Longer baseline rallies were a feature of the second set but Riske was always willing to come to the net and she broke for a 3-1 lead. The 29-year-old was working her angles brilliantly as she ran Barty all around the court and was brave enough to hit lines — a vast improvement on her opening set showing.
Up 4-2, Riske produced lovely sleight of hand to land a delicate drop shot out of Barty's reach and after winning the next point put herself in the frame to take the match to a decider with a 5-2 lead.
Sensing a real chance to upset the world's top ranked player, Riske pounced and broke again to level the match up at 3-6 6-2.
Barty's serving let her down badly in the second set. In the opener she won 93 per cent of points on her first serve but she wasn't giving herself enough of a chance to capitalise on that when her first serve percentage dropped to 46 per cent heading into the decider.

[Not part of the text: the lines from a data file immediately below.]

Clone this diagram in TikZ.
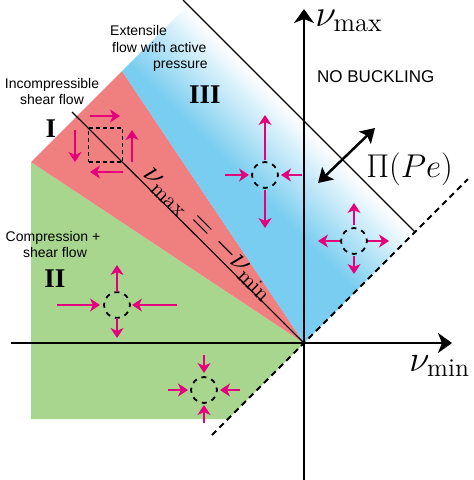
\documentclass[tikz,border=0pt]{standalone}
\usepackage{fontspec}
\setsansfont{Liberation Sans}
\newfontfamily\numfont{Liberation Serif}
\usetikzlibrary{arrows.meta,calc}
\definecolor{regred}{RGB}{240,128,128}
\definecolor{reggreen}{RGB}{168,214,142}
\definecolor{regblue}{RGB}{120,205,240}
\definecolor{pk}{RGB}{228,0,124}
\begin{document}
\begin{tikzpicture}[x=1pt,y=-1pt,
  pkarrow/.style={draw=pk, line width=1.6pt, -{Stealth[length=10pt,width=13pt,inset=3pt]}},
  dcirc/.style={circle, draw=black, line width=1.8pt, dash pattern=on 5.1pt off 5.1pt, dash phase=2.55pt, minimum size=26pt, inner sep=0pt},
  dsq/.style={rectangle, draw=black, line width=1.8pt, dash pattern=on 4pt off 3pt, minimum size=34pt, inner sep=0pt},
  lab/.style={font=\sffamily\fontsize{14}{17}\selectfont, inner sep=0pt},
  roman/.style={font=\numfont\bfseries\fontsize{27}{30}\selectfont, inner sep=0pt},
  axisline/.style={line width=2pt, -{Stealth[length=14pt,width=20pt,inset=4pt]}},
  mlab/.style={inner sep=0pt, font=\fontsize{20.74}{25}\selectfont},
]
\useasboundingbox (0,0) rectangle (474,480);
% key points
\coordinate (O) at (304,343);
\coordinate (A) at (31,162);
\coordinate (B) at (122,71);
\coordinate (C) at (188,5);
\coordinate (D) at (415,232);
\coordinate (E) at (183,0);
\coordinate (GB) at (31,419);
\coordinate (GR) at (228,419);
\coordinate (DL) at (212,435);
\coordinate (DU) at (468,179);
\coordinate (L1) at (72,112);
% regions
\fill[reggreen] (A) -- (GB) -- (GR) -- (O) -- cycle;
\fill[regred] (A) -- (B) -- (O) -- cycle;
\begin{scope}
  \clip (O) -- (B) -- (C) -- (D) -- cycle;
  \foreach \i in {0,...,95}{
    \pgfmathsetmacro{\fa}{-45+2.5*\i}
    \pgfmathsetmacro{\fb}{\fa+3}
    \pgfmathsetmacro{\t}{min(1,max(0,(\fa+1.25-65)/115))}
    \pgfmathsetmacro{\p}{100*(1-\t)}
    \fill[regblue!\p!white]
      ({\fa/2-600},{-\fa/2-600}) --
      ({\fa/2+600},{-\fa/2+600}) --
      ({\fb/2+600},{-\fb/2+600}) --
      ({\fb/2-600},{-\fb/2-600}) -- cycle;
  }
\end{scope}
% lines
\draw[line width=1.2pt] (E) -- (D);
\draw[line width=2pt, dash pattern=on 6pt off 4.5pt] (DL) -- (DU);
\draw[line width=1.1pt] (L1) -- (O);
% axes
\coordinate (XL) at (11,343);
\coordinate (XR) at (452,343);
\coordinate (YB) at (304,481);
\coordinate (YT) at (304,9);
\draw[axisline] (XL) -- (XR);
\draw[axisline] (YB) -- (YT);
% axis labels
\node[mlab, anchor=base west, scale=1.83] (numax) at (315,26) {$\nu_{\max}$};
\node[mlab, anchor=base west, scale=1.78] (numin) at (409,371) {$\nu_{\min}$};
\node[mlab, anchor=base west, scale=1.59] (pipe) at (366,177) {$\Pi(Pe)$};
\node[mlab, rotate=-45, scale=1.55] (diag) at (209,233) {$\nu_{\max}=-\nu_{\min}$};
% Pi double arrow
\coordinate (P1) at (318,183);
\coordinate (P2) at (375,128);
\draw[line width=2.5pt, {Stealth[length=14pt,width=17pt,inset=3pt]}-{Stealth[length=14pt,width=17pt,inset=3pt]}] (P1) -- (P2);
% text labels
\node[lab, anchor=base] (inc1) at (52,88) {Incompressible};
\node[lab, anchor=base] (inc2) at (52,104) {shear flow};
\node[lab, anchor=base west] (ext1) at (110,35) {Extensile};
\node[lab, anchor=base west] (ext2) at (112,52) {flow with active};
\node[lab, anchor=base west] (ext3) at (153,68) {pressure};
\node[lab, anchor=base] (cmp1) at (53,241) {Compression +};
\node[lab, anchor=base] (cmp2) at (55,257) {shear flow};
\node[inner sep=0pt, anchor=base west, font=\sffamily\fontsize{17}{20}\selectfont] (nob) at (317,82) {NO BUCKLING};
\node[roman, anchor=base] (r1) at (51,137) {I};
\node[roman, anchor=base] (r3) at (205,103) {III};
\node[roman, anchor=base] (r2) at (55,287) {II};
% glyph I: dashed square with shear arrows
\node[dsq] (sq) at (105.5,145) {};
\draw[pkarrow] ($(sq)+(-15.5,-29)$) -- ($(sq)+(14.5,-29)$);
\draw[pkarrow] ($(sq)+(26.5,17)$) -- ($(sq)+(26.5,-15)$);
\draw[pkarrow] ($(sq)+(17.5,27)$) -- ($(sq)+(-15.5,27)$);
\draw[pkarrow] ($(sq)+(-30.5,-15)$) -- ($(sq)+(-30.5,17)$);
% glyph III
\node[dcirc] (c3) at (265,175) {};
\draw[pkarrow] ($(c3)+(0,-15)$) -- ($(c3)+(0,-60)$);
\draw[pkarrow] ($(c3)+(0,15)$) -- ($(c3)+(0,53)$);
\draw[pkarrow] ($(c3)+(-40,0)$) -- ($(c3)+(-16,0)$);
\draw[pkarrow] ($(c3)+(37,0)$) -- ($(c3)+(16,0)$);
% glyph no buckling region
\node[dcirc] (c4) at (354,241) {};
\draw[pkarrow] ($(c4)+(0,-16)$) -- ($(c4)+(0,-38)$);
\draw[pkarrow] ($(c4)+(-14,0)$) -- ($(c4)+(-36,0)$);
\draw[pkarrow] ($(c4)+(14,0)$) -- ($(c4)+(35,0)$);
\draw[pkarrow] ($(c4)+(0,15)$) -- ($(c4)+(0,33)$);
% glyph II
\node[dcirc] (c2) at (117,305) {};
\draw[pkarrow] ($(c2)+(0,-13)$) -- ($(c2)+(0,-40)$);
\draw[pkarrow] ($(c2)+(0,13)$) -- ($(c2)+(0,33)$);
\draw[pkarrow] ($(c2)+(-60,0)$) -- ($(c2)+(-17,0)$);
\draw[pkarrow] ($(c2)+(60,0)$) -- ($(c2)+(15,0)$);
% glyph bottom
\node[dcirc] (c5) at (204,390) {};
\draw[pkarrow] ($(c5)+(0,-35)$) -- ($(c5)+(0,-17)$);
\draw[pkarrow] ($(c5)+(0,33)$) -- ($(c5)+(0,15)$);
\draw[pkarrow] ($(c5)+(-36,0)$) -- ($(c5)+(-16,0)$);
\draw[pkarrow] ($(c5)+(36,0)$) -- ($(c5)+(16,0)$);
\end{tikzpicture}
\end{document}
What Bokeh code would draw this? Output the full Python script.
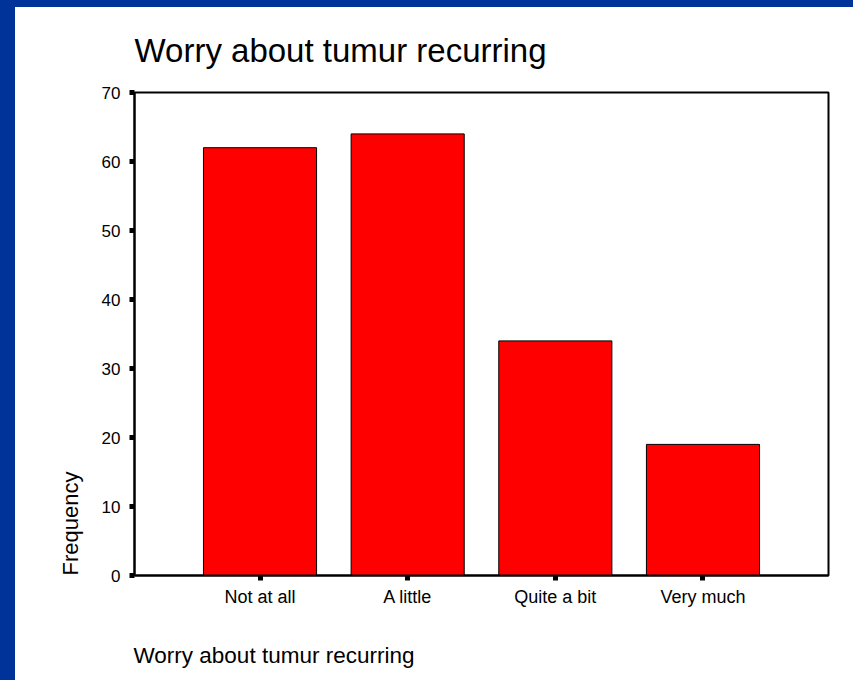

Compounding that, Riske's return game was on another level as she attacked Barty's serve with serious intent, and the American was enjoying more fortune on longer rallies.
The standard only rose in the third set. Even Barty had to nod her approval when Riske passed her with a punishing backhand winner to take a 2-1 lead and there were no easy points as both players fought like warriors to keep themselves in the contest.
The set stayed on serve, going to 3-3 but Barty would not win another game. Riske's intensity rose to new levels as she bullied Barty, hitting some monstrous ground strokes of both wings to claim one of the biggest wins of her career.